Description of the task: Copy the first line of the entries below and every line after it through the line containing "const dy = py => yr[0] + (H - mB - py) / pxY;". Do not include pictures.

Available data:
::::
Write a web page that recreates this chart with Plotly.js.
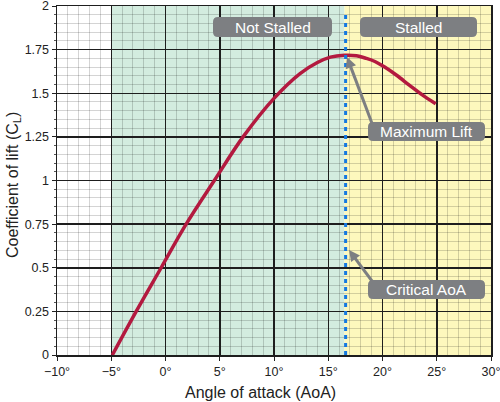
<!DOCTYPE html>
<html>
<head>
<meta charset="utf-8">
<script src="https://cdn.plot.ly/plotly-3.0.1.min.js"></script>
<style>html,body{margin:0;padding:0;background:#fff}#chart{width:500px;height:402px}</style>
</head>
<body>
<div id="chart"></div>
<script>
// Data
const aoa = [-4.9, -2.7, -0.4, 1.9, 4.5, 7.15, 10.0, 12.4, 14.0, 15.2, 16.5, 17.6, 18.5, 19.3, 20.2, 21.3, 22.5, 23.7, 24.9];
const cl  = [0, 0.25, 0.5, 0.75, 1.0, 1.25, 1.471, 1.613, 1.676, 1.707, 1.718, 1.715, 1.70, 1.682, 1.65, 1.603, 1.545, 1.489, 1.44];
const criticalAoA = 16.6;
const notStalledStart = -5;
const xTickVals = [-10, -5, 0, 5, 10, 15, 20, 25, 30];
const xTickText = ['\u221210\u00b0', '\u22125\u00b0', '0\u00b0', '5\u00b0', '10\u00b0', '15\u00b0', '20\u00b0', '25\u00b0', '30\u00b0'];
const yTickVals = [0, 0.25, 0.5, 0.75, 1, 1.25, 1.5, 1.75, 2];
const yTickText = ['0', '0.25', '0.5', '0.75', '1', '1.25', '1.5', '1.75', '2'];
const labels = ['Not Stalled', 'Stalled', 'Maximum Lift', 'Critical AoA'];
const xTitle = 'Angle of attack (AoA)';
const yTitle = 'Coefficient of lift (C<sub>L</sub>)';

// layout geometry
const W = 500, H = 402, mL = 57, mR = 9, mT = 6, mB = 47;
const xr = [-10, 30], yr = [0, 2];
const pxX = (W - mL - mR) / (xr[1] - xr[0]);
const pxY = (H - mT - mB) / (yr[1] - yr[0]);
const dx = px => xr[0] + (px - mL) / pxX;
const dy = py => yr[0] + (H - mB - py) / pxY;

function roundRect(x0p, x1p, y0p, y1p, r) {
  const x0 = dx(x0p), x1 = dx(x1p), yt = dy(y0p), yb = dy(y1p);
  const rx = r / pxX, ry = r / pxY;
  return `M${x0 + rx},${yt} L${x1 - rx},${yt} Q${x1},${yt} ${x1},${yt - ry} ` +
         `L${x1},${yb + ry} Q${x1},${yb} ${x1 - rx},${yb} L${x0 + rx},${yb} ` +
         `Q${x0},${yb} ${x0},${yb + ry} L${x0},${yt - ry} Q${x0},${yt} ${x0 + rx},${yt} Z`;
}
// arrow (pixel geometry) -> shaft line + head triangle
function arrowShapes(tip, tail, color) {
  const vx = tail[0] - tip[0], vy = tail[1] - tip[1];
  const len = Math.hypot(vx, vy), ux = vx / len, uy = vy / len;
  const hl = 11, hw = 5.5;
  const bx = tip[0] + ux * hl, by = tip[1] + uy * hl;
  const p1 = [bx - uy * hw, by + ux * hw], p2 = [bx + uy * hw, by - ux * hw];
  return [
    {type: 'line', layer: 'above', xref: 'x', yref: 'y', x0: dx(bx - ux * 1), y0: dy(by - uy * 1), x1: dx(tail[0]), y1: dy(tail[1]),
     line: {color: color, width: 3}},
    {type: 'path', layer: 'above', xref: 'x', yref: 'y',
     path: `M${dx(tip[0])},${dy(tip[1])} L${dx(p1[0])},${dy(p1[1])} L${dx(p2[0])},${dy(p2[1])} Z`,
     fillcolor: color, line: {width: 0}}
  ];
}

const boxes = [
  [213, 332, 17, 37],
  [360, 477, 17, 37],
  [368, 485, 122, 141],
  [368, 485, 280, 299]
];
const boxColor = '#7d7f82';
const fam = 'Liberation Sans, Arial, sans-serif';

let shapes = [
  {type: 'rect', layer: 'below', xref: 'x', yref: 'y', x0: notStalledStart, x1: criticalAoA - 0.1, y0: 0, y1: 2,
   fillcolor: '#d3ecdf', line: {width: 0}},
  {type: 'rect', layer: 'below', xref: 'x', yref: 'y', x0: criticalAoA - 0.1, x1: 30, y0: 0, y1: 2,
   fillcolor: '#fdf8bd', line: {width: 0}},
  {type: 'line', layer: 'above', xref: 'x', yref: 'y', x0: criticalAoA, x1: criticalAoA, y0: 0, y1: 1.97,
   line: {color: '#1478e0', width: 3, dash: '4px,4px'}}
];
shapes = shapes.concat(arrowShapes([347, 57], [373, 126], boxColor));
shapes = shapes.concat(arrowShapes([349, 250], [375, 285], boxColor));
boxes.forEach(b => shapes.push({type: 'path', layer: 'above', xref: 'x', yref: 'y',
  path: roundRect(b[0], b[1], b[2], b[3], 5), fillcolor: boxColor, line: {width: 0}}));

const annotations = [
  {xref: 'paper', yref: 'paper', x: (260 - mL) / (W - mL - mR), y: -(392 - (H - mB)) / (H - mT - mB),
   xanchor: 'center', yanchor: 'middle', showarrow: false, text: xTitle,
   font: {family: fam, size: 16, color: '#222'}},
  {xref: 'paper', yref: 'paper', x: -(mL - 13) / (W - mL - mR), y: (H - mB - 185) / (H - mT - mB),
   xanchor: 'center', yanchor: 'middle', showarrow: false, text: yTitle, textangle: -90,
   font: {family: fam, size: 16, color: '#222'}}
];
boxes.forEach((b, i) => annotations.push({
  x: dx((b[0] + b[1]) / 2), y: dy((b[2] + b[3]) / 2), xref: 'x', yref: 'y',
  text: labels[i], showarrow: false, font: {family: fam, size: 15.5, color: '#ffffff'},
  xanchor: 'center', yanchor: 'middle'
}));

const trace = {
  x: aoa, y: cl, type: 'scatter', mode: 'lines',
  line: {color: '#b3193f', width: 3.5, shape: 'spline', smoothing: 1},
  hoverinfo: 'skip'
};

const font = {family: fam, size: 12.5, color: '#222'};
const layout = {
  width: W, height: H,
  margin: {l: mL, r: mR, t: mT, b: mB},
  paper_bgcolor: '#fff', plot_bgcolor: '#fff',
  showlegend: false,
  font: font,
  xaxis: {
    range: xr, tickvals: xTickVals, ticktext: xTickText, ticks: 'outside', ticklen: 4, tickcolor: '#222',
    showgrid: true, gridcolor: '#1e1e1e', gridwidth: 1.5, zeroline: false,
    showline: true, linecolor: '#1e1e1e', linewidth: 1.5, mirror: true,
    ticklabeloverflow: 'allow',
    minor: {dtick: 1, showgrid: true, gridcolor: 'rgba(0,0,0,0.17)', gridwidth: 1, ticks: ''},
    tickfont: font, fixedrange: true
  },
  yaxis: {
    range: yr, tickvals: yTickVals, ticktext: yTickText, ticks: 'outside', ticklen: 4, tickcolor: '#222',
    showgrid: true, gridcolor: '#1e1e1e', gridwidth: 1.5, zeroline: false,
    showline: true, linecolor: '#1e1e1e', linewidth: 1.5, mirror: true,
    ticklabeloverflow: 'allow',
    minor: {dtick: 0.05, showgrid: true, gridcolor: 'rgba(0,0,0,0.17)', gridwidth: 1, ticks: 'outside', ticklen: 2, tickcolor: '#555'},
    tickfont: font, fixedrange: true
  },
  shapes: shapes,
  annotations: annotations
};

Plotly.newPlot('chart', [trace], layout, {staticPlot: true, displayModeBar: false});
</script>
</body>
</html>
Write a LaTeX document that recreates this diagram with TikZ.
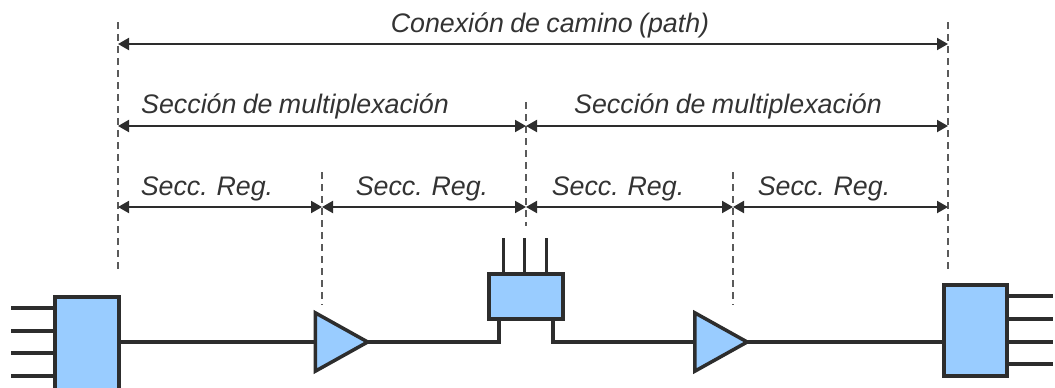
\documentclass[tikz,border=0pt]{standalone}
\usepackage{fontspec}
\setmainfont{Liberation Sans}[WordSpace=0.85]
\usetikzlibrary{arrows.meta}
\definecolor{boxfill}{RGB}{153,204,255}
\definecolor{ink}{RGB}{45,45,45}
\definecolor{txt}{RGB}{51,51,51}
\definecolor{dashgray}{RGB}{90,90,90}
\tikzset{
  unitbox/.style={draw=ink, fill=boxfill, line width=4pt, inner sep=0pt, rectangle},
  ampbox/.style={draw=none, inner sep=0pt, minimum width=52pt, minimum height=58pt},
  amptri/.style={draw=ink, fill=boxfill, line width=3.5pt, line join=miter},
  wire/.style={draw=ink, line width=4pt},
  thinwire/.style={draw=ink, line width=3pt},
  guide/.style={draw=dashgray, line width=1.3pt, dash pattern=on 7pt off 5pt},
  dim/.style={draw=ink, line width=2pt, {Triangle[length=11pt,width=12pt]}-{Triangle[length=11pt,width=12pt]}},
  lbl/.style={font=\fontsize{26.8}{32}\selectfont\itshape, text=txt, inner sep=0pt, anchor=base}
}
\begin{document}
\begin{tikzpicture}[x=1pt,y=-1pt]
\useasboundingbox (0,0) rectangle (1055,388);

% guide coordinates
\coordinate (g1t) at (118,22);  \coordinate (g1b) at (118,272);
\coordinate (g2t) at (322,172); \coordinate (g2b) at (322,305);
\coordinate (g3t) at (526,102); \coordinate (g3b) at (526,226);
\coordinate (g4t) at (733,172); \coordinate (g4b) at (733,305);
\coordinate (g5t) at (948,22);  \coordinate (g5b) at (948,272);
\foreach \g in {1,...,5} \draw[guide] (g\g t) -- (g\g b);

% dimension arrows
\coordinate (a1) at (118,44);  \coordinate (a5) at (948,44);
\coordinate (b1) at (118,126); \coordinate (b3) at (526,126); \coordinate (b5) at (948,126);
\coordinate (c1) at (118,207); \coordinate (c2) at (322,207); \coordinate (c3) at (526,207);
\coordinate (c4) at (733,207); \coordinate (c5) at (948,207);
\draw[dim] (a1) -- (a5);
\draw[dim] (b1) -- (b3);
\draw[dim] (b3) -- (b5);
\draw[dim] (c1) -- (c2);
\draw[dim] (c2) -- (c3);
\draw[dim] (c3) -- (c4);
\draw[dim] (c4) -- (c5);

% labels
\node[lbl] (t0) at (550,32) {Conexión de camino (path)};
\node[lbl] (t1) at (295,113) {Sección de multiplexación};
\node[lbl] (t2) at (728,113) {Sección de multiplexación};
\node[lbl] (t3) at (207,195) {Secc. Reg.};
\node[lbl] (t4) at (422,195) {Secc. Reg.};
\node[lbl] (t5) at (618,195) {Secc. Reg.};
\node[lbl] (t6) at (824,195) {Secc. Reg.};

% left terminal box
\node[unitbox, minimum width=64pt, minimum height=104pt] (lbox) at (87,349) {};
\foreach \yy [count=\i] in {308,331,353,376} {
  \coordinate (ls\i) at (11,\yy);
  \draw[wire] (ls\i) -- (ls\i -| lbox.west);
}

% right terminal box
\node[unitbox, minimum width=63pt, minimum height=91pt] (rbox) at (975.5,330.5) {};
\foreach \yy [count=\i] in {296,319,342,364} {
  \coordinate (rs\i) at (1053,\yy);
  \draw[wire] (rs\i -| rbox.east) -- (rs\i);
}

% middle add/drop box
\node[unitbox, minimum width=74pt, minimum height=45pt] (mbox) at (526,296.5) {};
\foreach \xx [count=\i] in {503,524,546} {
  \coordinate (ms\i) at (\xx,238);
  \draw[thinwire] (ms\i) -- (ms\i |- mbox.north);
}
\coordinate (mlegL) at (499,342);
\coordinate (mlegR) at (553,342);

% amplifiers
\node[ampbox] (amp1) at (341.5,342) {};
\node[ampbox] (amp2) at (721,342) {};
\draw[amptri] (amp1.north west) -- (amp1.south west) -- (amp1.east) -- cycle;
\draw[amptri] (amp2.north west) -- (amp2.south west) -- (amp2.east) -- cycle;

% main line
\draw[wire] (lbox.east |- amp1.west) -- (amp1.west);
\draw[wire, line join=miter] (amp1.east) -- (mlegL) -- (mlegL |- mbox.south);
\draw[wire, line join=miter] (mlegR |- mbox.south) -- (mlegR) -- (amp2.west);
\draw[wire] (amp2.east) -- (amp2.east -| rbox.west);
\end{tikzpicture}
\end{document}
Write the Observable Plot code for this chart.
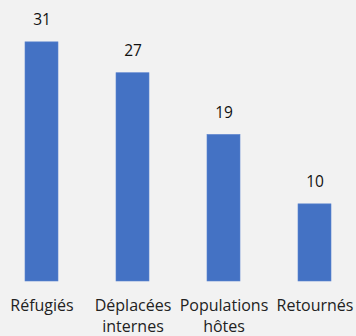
::::
Answer to the problem:
Write a web page that recreates this chart with Plotly.js.
<!DOCTYPE html>
<html>
<head>
<meta charset="utf-8">
<script src="https://cdn.plot.ly/plotly-3.0.1.min.js"></script>
<style>html,body{margin:0;padding:0;background:#fff}#chart{width:500px;height:402px}</style>
</head>
<body>
<div id="chart"></div>
<script>
// Data
const aoa = [-4.9, -2.7, -0.4, 1.9, 4.5, 7.15, 10.0, 12.4, 14.0, 15.2, 16.5, 17.6, 18.5, 19.3, 20.2, 21.3, 22.5, 23.7, 24.9];
const cl  = [0, 0.25, 0.5, 0.75, 1.0, 1.25, 1.471, 1.613, 1.676, 1.707, 1.718, 1.715, 1.70, 1.682, 1.65, 1.603, 1.545, 1.489, 1.44];
const criticalAoA = 16.6;
const notStalledStart = -5;
const xTickVals = [-10, -5, 0, 5, 10, 15, 20, 25, 30];
const xTickText = ['\u221210\u00b0', '\u22125\u00b0', '0\u00b0', '5\u00b0', '10\u00b0', '15\u00b0', '20\u00b0', '25\u00b0', '30\u00b0'];
const yTickVals = [0, 0.25, 0.5, 0.75, 1, 1.25, 1.5, 1.75, 2];
const yTickText = ['0', '0.25', '0.5', '0.75', '1', '1.25', '1.5', '1.75', '2'];
const labels = ['Not Stalled', 'Stalled', 'Maximum Lift', 'Critical AoA'];
const xTitle = 'Angle of attack (AoA)';
const yTitle = 'Coefficient of lift (C<sub>L</sub>)';

// layout geometry
const W = 500, H = 402, mL = 57, mR = 9, mT = 6, mB = 47;
const xr = [-10, 30], yr = [0, 2];
const pxX = (W - mL - mR) / (xr[1] - xr[0]);
const pxY = (H - mT - mB) / (yr[1] - yr[0]);
const dx = px => xr[0] + (px - mL) / pxX;
const dy = py => yr[0] + (H - mB - py) / pxY;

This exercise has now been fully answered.